— What is needed —
The lines to reproduce run from the first one through the line containing "import plotly.graph_objects as go". Reproduce them exactly.

— Recorded information —
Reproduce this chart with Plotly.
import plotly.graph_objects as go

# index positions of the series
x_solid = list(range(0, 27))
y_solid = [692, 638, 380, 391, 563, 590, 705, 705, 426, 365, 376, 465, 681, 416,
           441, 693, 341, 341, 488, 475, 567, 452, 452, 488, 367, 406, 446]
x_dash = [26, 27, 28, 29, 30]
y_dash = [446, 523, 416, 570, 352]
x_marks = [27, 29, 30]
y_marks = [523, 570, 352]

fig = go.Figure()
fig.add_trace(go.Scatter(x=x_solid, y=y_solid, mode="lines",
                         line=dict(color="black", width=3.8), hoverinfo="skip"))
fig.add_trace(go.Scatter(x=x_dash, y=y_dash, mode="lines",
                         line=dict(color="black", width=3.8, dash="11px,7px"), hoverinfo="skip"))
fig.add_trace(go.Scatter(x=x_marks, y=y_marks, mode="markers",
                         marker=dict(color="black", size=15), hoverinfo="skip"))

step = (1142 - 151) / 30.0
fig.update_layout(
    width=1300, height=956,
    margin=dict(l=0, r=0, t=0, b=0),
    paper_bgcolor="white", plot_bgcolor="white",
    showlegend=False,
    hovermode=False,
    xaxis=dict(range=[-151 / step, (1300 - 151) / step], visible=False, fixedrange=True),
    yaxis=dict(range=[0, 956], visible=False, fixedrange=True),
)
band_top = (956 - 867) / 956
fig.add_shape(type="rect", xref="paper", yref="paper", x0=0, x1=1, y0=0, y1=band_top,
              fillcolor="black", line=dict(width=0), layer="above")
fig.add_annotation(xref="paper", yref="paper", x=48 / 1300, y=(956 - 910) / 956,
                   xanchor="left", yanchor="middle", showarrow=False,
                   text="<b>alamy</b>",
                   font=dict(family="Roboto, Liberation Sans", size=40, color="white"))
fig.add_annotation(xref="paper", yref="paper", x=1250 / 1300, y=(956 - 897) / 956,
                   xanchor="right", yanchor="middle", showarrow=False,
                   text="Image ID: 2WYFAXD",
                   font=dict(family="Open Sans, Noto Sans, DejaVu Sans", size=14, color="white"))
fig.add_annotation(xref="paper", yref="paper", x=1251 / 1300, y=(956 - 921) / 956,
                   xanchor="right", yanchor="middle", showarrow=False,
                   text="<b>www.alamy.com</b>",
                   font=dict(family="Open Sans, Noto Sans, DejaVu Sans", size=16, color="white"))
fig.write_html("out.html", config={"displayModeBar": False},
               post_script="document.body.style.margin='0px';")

— Answer in full —
Reproduce this chart with Plotly.
import plotly.graph_objects as go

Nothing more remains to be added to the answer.